• REQUEST: Retype all material exactly. Pictures stay out of the copy.

• DATA SHOWN:
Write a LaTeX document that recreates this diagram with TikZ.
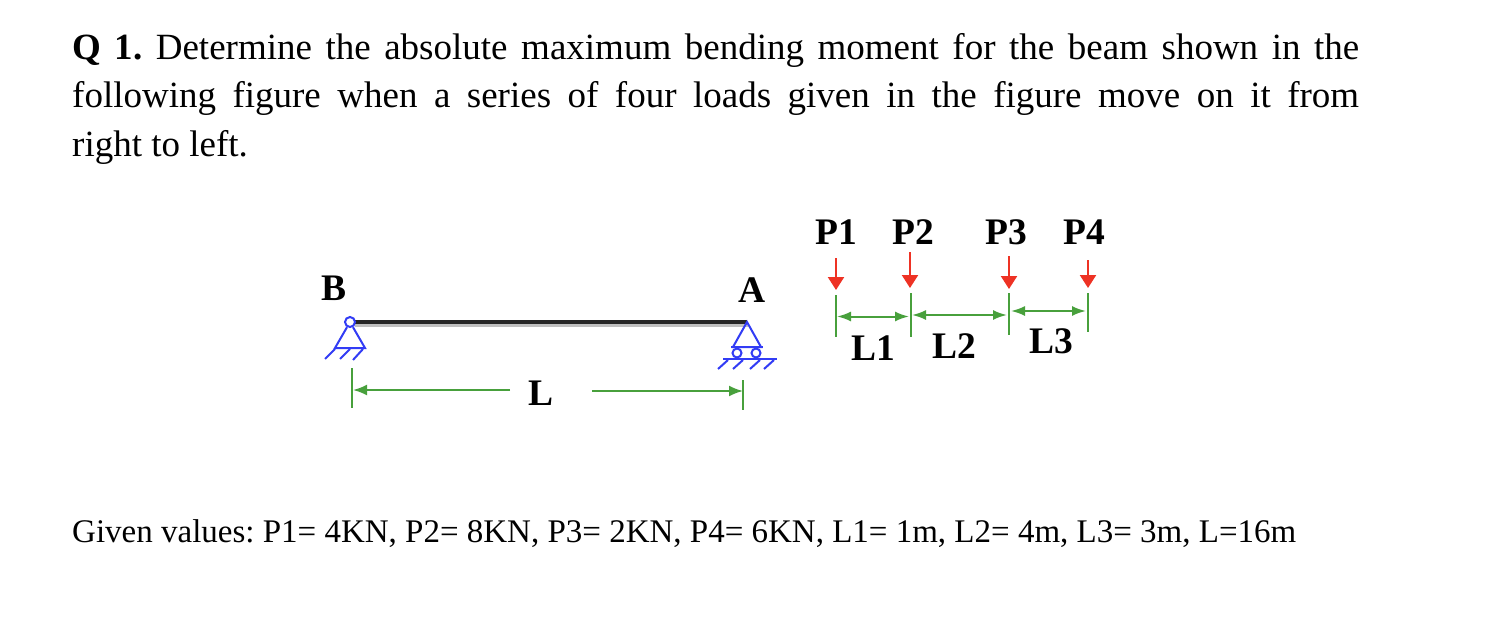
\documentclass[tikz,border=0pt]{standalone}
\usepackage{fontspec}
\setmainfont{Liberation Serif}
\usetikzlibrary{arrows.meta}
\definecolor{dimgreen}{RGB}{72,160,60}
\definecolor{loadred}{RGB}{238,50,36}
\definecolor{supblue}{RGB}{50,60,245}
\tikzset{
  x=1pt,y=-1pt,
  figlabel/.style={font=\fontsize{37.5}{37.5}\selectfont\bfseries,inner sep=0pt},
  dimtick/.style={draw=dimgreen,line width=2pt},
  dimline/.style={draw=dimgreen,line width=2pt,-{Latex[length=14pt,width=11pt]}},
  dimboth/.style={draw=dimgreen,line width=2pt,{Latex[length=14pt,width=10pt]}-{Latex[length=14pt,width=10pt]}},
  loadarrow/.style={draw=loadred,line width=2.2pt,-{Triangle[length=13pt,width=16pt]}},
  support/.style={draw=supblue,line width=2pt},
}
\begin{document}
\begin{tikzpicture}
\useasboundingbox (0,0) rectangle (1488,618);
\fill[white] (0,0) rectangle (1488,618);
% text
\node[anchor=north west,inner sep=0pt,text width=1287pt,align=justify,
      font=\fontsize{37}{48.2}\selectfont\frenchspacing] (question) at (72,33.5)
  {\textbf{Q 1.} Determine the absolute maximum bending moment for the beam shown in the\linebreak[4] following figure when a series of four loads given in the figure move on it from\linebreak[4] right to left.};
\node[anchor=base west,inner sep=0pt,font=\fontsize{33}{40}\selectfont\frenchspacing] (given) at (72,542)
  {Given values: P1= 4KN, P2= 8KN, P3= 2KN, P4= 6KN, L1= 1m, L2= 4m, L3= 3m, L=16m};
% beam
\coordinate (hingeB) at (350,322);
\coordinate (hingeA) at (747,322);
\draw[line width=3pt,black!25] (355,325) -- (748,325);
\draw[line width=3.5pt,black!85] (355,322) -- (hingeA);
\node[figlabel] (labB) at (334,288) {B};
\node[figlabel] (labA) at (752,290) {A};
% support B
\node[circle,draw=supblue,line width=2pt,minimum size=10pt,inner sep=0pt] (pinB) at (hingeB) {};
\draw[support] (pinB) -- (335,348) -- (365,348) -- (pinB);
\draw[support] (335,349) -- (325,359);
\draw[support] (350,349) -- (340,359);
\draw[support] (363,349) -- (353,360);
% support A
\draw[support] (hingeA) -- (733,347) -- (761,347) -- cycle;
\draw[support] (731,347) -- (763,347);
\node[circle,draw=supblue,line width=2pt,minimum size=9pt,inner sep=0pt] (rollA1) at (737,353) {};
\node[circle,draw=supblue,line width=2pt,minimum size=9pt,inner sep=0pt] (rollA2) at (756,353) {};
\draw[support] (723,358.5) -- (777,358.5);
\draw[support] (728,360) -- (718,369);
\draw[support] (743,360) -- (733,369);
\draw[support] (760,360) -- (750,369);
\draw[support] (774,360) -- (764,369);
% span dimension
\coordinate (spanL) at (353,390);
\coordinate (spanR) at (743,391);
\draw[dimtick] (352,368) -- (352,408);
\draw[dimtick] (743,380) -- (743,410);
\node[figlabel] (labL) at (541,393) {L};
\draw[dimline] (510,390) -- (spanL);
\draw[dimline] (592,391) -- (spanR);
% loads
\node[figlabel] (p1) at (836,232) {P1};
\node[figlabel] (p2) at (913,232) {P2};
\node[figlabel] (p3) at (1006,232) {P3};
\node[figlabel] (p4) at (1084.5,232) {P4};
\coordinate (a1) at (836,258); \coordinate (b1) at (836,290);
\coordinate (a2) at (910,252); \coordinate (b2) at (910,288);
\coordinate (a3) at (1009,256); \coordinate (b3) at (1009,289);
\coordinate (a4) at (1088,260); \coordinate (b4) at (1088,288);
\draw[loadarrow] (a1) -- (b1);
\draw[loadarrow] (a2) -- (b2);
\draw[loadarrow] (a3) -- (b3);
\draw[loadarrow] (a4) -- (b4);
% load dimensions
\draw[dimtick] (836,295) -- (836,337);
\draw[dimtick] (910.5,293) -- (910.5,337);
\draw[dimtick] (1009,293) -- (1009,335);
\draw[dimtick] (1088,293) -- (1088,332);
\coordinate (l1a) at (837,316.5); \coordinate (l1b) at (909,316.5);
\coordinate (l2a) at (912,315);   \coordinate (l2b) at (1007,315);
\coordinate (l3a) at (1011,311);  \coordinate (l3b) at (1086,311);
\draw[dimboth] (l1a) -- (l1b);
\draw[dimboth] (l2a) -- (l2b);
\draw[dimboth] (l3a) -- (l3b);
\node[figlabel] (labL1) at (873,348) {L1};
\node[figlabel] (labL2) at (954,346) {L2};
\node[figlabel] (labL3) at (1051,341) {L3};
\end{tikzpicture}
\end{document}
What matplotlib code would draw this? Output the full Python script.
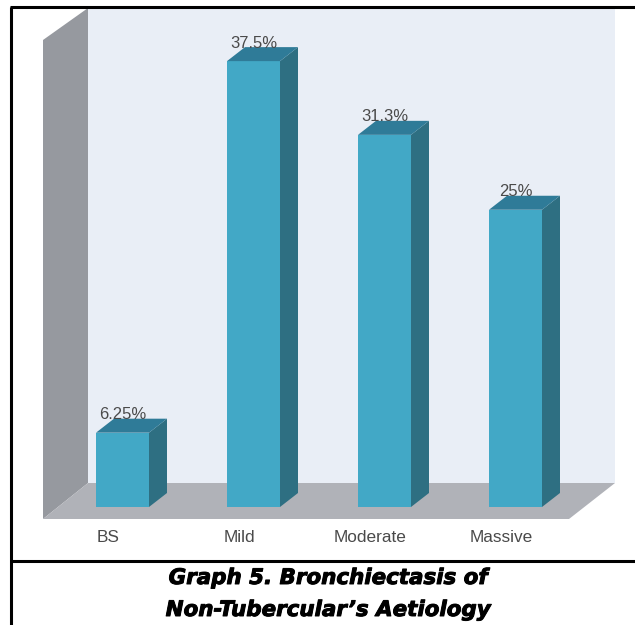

• TASK OUTPUT:
Write a LaTeX document that recreates this diagram with TikZ.
\documentclass[tikz,border=0pt]{standalone}
\usepackage{fontspec}
\setmainfont{Liberation Serif}
\usetikzlibrary{arrows.meta}
\definecolor{dimgreen}{RGB}{72,160,60}
\definecolor{loadred}{RGB}{238,50,36}
\definecolor{supblue}{RGB}{50,60,245}
\tikzset{
  x=1pt,y=-1pt,
  figlabel/.style={font=\fontsize{37.5}{37.5}\selectfont\bfseries,inner sep=0pt},
  dimtick/.style={draw=dimgreen,line width=2pt},
  dimline/.style={draw=dimgreen,line width=2pt,-{Latex[length=14pt,width=11pt]}},
  dimboth/.style={draw=dimgreen,line width=2pt,{Latex[length=14pt,width=10pt]}-{Latex[length=14pt,width=10pt]}},
  loadarrow/.style={draw=loadred,line width=2.2pt,-{Triangle[length=13pt,width=16pt]}},
  support/.style={draw=supblue,line width=2pt},
}
\begin{document}
\begin{tikzpicture}
\useasboundingbox (0,0) rectangle (1488,618);
\fill[white] (0,0) rectangle (1488,618);
% text
\node[anchor=north west,inner sep=0pt,text width=1287pt,align=justify,
      font=\fontsize{37}{48.2}\selectfont\frenchspacing] (question) at (72,33.5)
  {\textbf{Q 1.} Determine the absolute maximum bending moment for the beam shown in the\linebreak[4] following figure when a series of four loads given in the figure move on it from\linebreak[4] right to left.};
\node[anchor=base west,inner sep=0pt,font=\fontsize{33}{40}\selectfont\frenchspacing] (given) at (72,542)
  {Given values: P1= 4KN, P2= 8KN, P3= 2KN, P4= 6KN, L1= 1m, L2= 4m, L3= 3m, L=16m};
% beam
\coordinate (hingeB) at (350,322);
\coordinate (hingeA) at (747,322);
\draw[line width=3pt,black!25] (355,325) -- (748,325);
\draw[line width=3.5pt,black!85] (355,322) -- (hingeA);
\node[figlabel] (labB) at (334,288) {B};
\node[figlabel] (labA) at (752,290) {A};
% support B
\node[circle,draw=supblue,line width=2pt,minimum size=10pt,inner sep=0pt] (pinB) at (hingeB) {};
\draw[support] (pinB) -- (335,348) -- (365,348) -- (pinB);
\draw[support] (335,349) -- (325,359);
\draw[support] (350,349) -- (340,359);
\draw[support] (363,349) -- (353,360);
% support A
\draw[support] (hingeA) -- (733,347) -- (761,347) -- cycle;
\draw[support] (731,347) -- (763,347);
\node[circle,draw=supblue,line width=2pt,minimum size=9pt,inner sep=0pt] (rollA1) at (737,353) {};
\node[circle,draw=supblue,line width=2pt,minimum size=9pt,inner sep=0pt] (rollA2) at (756,353) {};
\draw[support] (723,358.5) -- (777,358.5);
\draw[support] (728,360) -- (718,369);
\draw[support] (743,360) -- (733,369);
\draw[support] (760,360) -- (750,369);
\draw[support] (774,360) -- (764,369);
% span dimension
\coordinate (spanL) at (353,390);
\coordinate (spanR) at (743,391);
\draw[dimtick] (352,368) -- (352,408);
\draw[dimtick] (743,380) -- (743,410);
\node[figlabel] (labL) at (541,393) {L};
\draw[dimline] (510,390) -- (spanL);
\draw[dimline] (592,391) -- (spanR);
% loads
\node[figlabel] (p1) at (836,232) {P1};
\node[figlabel] (p2) at (913,232) {P2};
\node[figlabel] (p3) at (1006,232) {P3};
\node[figlabel] (p4) at (1084.5,232) {P4};
\coordinate (a1) at (836,258); \coordinate (b1) at (836,290);
\coordinate (a2) at (910,252); \coordinate (b2) at (910,288);
\coordinate (a3) at (1009,256); \coordinate (b3) at (1009,289);
\coordinate (a4) at (1088,260); \coordinate (b4) at (1088,288);
\draw[loadarrow] (a1) -- (b1);
\draw[loadarrow] (a2) -- (b2);
\draw[loadarrow] (a3) -- (b3);
\draw[loadarrow] (a4) -- (b4);
% load dimensions
\draw[dimtick] (836,295) -- (836,337);
\draw[dimtick] (910.5,293) -- (910.5,337);
\draw[dimtick] (1009,293) -- (1009,335);
\draw[dimtick] (1088,293) -- (1088,332);
\coordinate (l1a) at (837,316.5); \coordinate (l1b) at (909,316.5);
\coordinate (l2a) at (912,315);   \coordinate (l2b) at (1007,315);
\coordinate (l3a) at (1011,311);  \coordinate (l3b) at (1086,311);
\draw[dimboth] (l1a) -- (l1b);
\draw[dimboth] (l2a) -- (l2b);
\draw[dimboth] (l3a) -- (l3b);
\node[figlabel] (labL1) at (873,348) {L1};
\node[figlabel] (labL2) at (954,346) {L2};
\node[figlabel] (labL3) at (1051,341) {L3};
\end{tikzpicture}
\end{document}
What matplotlib code would draw this? Output the full Python script.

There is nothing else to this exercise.